I am currently trying to prove the equivalence of two definitions of enumerability (one involving a surjective function, the other involving an injective one). In doing so, I wanted to consider the inverse of a function, but then it occurred to me that I can't just assume that any function has an inverse. I looked in my lecture notes and got the following definition
Let $f: a \rightarrow b$ be $1$–$1$. Then the inverse function of $f$ is $f^{-1}: Ran(f) \rightarrow \text{Dom}(f)$ such that: $$\forall \ \ x \in \text{Ran}(f) \ \ \forall \ \ y \in \text{Dom}(f) (f^{-1} = y \leftrightarrow f(y) = x)$$
Where a function $1$–$1$ function is a injective function. i.e.: $f: a \rightarrow b$ is injective ($1$–$1$) iff $$\forall \ \ x,y \in a (f(x) = f(y) \rightarrow x = y)$$
But everywhere else I am reading that only a bijective function has an inverse. Now, unless I am mistaken, being an injective function does not imply being a surjective function, so injective functions are not necessarily bijective. But in this case there is a palpable disagreement between these two definitions, and that affects my proof. So, I wonder: have my notes got it wrong, or have I made a mistake?
Thank you for any help.
Best Answer
Let $f:A \to B$ be a function with domain $A$ and codomain $B$. This implies every element in $A$ is mapped to a single element in $B$.
Of course, there may be an element in $B$ that is mapped to more than once, and there may be an element in $B$ that is not mapped to at all. If the function is injective, then there are no elements in $B$ that are mapped to more than once, and if the function is surjective, then every element in $B$ is mapped to. If the function is bijective, then it is both injective and surjective. Note that the range $f(A)$ of $f$ is a subset of the codomain $B$ consisting of all elements in $B$ that are mapped to.
Now, the inverse function $f^{-1}: B \to A$ from the codomain $B$ of $f$ to the domain of $A$ of $f$ exists iff $f$ is bijective.

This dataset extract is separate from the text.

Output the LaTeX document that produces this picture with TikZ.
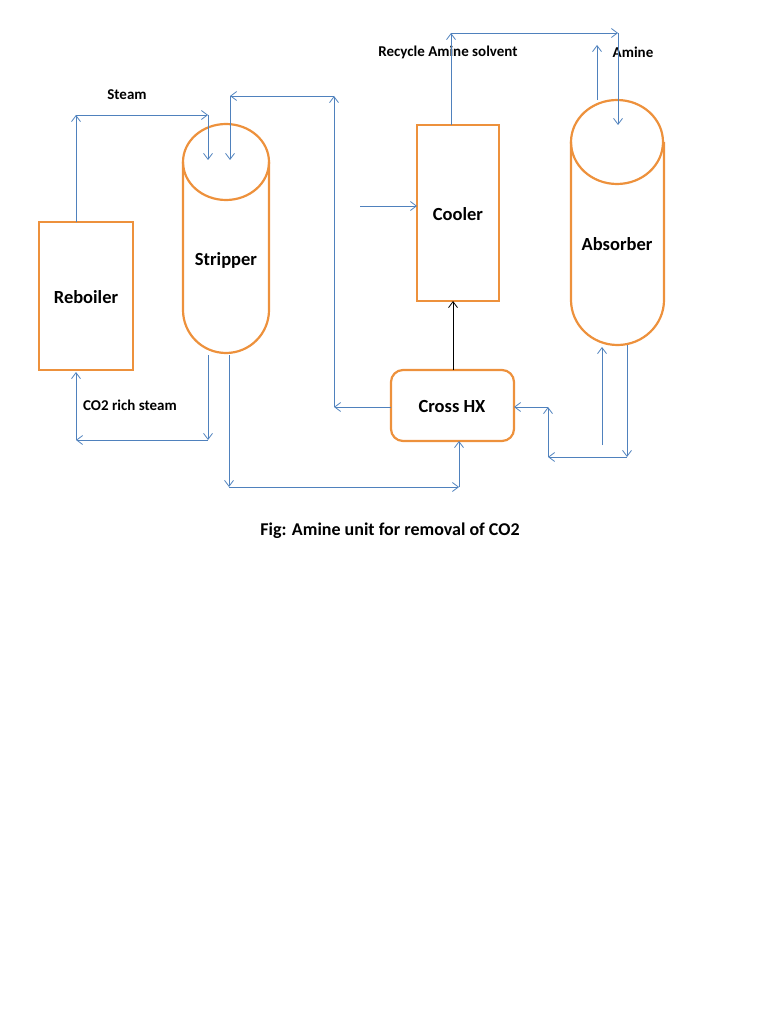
\documentclass[tikz,border=0pt]{standalone}
\usepackage{fontspec}
\setmainfont{Carlito}
\usetikzlibrary{arrows.meta}
\definecolor{org}{RGB}{237,145,60}
\definecolor{blu}{RGB}{79,129,189}
\begin{document}
\begin{tikzpicture}[x=1pt,y=-1pt,
 box/.style={draw=org,line width=2.2pt},
 fl/.style={draw=blu,line width=0.8pt,-{Straight Barb[length=6pt,width=9pt]}},
 lab/.style={font=\bfseries\fontsize{15}{18}\selectfont},
 nl/.style={font=\bfseries\fontsize{18.5}{22}\selectfont}]
\useasboundingbox (0,0) rectangle (768,1024);
% equipment
\draw[box] (39,222) rectangle (133,370);
\node[nl] (reb) at (86,297) {Reboiler};
\draw[box] (226,162) ellipse [x radius=43,y radius=38];
\draw[box] (183,162) -- (183,310) arc[start angle=180,end angle=0,x radius=43,y radius=43] -- (269,162);
\node[nl] (str) at (226,260) {Stripper};
\draw[box] (417,125) rectangle (499,301);
\node[nl] (coo) at (458,214) {Cooler};
\draw[box] (617,142) ellipse [x radius=46,y radius=42];
\draw[box] (571,142) -- (571,300) arc[start angle=180,end angle=0,x radius=46.5,y radius=45] -- (664,142);
\node[nl] (abs) at (617,244) {Absorber};
\draw[box,rounded corners=12pt] (391,370) rectangle (514,441);
\node[nl] (hx) at (452,406) {Cross HX};
% labels
\node[lab] at (127,95) {Steam};
\node[lab] at (448,52) {Recycle Amine solvent};
\node[lab] at (633,52) {Amine};
\node[lab] at (130,405) {CO2 rich steam};
\node[font=\bfseries\fontsize{18}{22}\selectfont] at (390,531) {Fig: Amine unit for removal of CO2};
% coordinates
\foreach \n/\p in {a1/{76,222},a2/{76,115},a3/{208,115},a4/{208,160},
 b1/{230,160},b2/{230,96},b3/{334,96},b4/{334,407},b5/{391,407},
 c1/{208,355},c2/{208,440},c3/{76,440},c4/{76,372},
 d1/{229,355},d2/{229,487},d3/{459,487},d4/{459,441},
 e1/{453,370},e2/{453,301},f1/{360,206},f2/{417,206},
 g1/{451,125},g2/{451,33},g3/{618,33},g4/{618,125},
 h1/{597,100},h2/{597,45},
 i1/{602,445},i2/{602,347},j1/{627,345},j2/{627,457},j3/{548,457},j4/{548,407},j5/{514,407}}
 \coordinate (\n) at (\p);
\draw[fl] (a1)--(a2); \draw[fl] (a2)--(a3); \draw[fl] (a3)--(a4);
\draw[fl] (b3)--(b2); \draw[fl] (b2)--(b1); \draw[fl] (b4)--(b3); \draw[fl] (b5)--(b4);
\draw[fl] (c1)--(c2); \draw[fl] (c2)--(c3); \draw[fl] (c3)--(c4);
\draw[fl] (d1)--(d2); \draw[fl] (d2)--(d3); \draw[fl] (d3)--(d4);
\draw[fl,draw=black] (e1)--(e2);
\draw[fl] (f1)--(f2);
\draw[fl] (g1)--(g2); \draw[fl] (g2)--(g3); \draw[fl] (g3)--(g4);
\draw[fl] (h1)--(h2);
\draw[fl] (i1)--(i2);
\draw[fl] (j1)--(j2); \draw[fl] (j2)--(j3); \draw[fl] (j3)--(j4); \draw[fl] (j4)--(j5);
\end{tikzpicture}
\end{document}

Of course, this is because, under $f$, for every element in $B$, we can map backwards to a single element in $A$.
However, if $f$ is injective alone, then we can still define an "inverse" function $f^{-1}: f(A) \to A$ from the range $f(A)$ of $f$ to the domain $A$ of $f$. This is because, under $f$, for every element in the range $f(A)$, we can still map backwards to a single element in $A$, even if there are elements in $B$ that are not mapped to (because the range $f(A)$ only contains those elements in $B$ that are mapped to). But if $f$ is injective alone, then we cannot define an inverse from $B$ to $A$ because there may be an element in $B$ with nothing to map backwards to.
Typically, an inverse function is defined in terms of the domain/codomain of some other function and not the domain/range of said function, so your confusion is understandable.